Blue Light Filters are Worse than the Blue Light of Mobile Phone
Siva Ranjani (Author) Published Date : Dec 18, 2019 07:29 ISTHealth News
Blue or Yellow light for sleep? Time to stop Blue light filters in gadgets: Circadian rhythm, also known as, Sleep or wake cycle, is crucial in every living organism to maintain the healthy balance of one's routine life. Nature's dependent world always remains as an exclamation since the correlation of the universe makes us think about how this environment occurred. Likewise, one's practice of work at day time and resting at night also believes in nature's light modes to maintain every day's circadian rhythm. This natural alignment gets affected by the technology's light filters used in the gadgets.
Tim Brown and co-researchers from the University of Manchester finds that one's perception turning on the blue light filters during night time to promote sleep reverses the reason to exact opposite.
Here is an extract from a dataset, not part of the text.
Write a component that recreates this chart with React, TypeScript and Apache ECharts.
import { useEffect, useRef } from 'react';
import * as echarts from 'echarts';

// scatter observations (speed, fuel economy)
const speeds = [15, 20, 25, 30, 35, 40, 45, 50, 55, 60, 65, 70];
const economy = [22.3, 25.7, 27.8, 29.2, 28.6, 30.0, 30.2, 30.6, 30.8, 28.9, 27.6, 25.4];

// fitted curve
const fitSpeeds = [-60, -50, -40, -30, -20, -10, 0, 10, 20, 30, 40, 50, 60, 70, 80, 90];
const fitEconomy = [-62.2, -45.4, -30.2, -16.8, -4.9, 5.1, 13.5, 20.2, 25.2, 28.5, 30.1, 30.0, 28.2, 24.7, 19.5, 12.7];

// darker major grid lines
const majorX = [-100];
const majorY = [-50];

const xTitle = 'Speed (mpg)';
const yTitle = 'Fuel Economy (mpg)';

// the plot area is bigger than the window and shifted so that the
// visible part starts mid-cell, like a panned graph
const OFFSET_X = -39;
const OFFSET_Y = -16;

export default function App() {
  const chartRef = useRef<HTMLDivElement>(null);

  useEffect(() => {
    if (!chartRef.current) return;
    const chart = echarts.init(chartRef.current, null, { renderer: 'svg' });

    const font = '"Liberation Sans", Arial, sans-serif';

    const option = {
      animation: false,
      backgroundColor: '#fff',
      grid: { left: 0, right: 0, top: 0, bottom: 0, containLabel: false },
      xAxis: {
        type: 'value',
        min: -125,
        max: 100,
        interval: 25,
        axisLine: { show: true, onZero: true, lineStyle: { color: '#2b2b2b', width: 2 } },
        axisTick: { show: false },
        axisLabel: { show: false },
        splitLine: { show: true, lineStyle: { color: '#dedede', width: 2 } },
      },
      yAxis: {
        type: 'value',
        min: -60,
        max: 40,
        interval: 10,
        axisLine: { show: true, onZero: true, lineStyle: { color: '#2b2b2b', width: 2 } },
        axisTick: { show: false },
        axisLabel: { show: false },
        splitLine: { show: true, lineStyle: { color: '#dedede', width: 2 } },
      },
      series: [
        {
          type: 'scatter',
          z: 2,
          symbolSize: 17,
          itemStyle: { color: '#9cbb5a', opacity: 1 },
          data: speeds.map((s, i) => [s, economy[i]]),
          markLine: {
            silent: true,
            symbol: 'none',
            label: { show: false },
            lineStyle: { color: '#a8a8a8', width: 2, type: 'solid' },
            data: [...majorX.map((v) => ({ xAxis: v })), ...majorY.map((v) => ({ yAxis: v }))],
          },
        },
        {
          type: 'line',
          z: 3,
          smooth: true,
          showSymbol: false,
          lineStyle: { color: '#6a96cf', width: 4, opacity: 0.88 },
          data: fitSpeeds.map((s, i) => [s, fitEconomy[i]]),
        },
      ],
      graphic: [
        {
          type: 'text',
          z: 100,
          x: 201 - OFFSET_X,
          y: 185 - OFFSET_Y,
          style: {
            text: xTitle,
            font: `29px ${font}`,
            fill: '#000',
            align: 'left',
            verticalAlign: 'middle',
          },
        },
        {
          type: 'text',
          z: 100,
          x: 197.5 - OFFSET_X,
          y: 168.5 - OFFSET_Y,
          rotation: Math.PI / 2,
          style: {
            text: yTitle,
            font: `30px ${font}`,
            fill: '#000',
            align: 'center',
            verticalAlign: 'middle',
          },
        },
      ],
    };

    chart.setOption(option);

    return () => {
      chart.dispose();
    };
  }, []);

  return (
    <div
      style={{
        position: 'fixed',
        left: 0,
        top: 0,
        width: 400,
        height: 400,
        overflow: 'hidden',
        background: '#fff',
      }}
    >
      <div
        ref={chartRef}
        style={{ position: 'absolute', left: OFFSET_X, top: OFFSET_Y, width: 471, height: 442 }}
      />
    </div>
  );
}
Night mode apps are infinite in the technical world of mobiles and laptops believed to maintain the health in human beings leap as the influential cause for collapsing the circadian rhythm.
Yellow or Blue light? Time to stop the blue light filters in the gadgets. Melanopsin in the eyes reacts to the lights and colorful vision due to the presence of retinal cones alias light-sensitive cells. Yellow or warm hues depict the day, and blue or cool lights signifies night time to the brain by stimulation through the rise or fall in the amount of melanopsin.
When the blue light is absorbed, the amount of melanopsin in the eyes gets lowered, stimulating the nervous system to calculate the time cycle as twilight. But the phone screens setting blue light filters during night disrupts the level of melanopsin thus affecting the sleep pattern of one's life.
Keeping the above fact in mind, Tim Brown from Manchester University carried out the principal research using mice by altering the color from yellow to blue with varying brightness range. The result displayed the same as in the real world, says Tim Brown. That is, yellow light or high brightness stimulates more than resting while the blue light or dimmed brightness increases resting accordingly.
As a conclusion, he adds that "Humans to maintain the circadian rhythm or body clock avoid exposing to warm or yellow lights by using blue light filters during twilight since the night modes reflect more warm hues rather than blue colors".
However, every research has its opposition, and the case is not an exception for the new study on mice. Dr. Manuel Spitschan, from Oxford University, opens up an objection to the fascinating work on nocturnal mice and pins out to depict the light effect on human beings to state the precise result.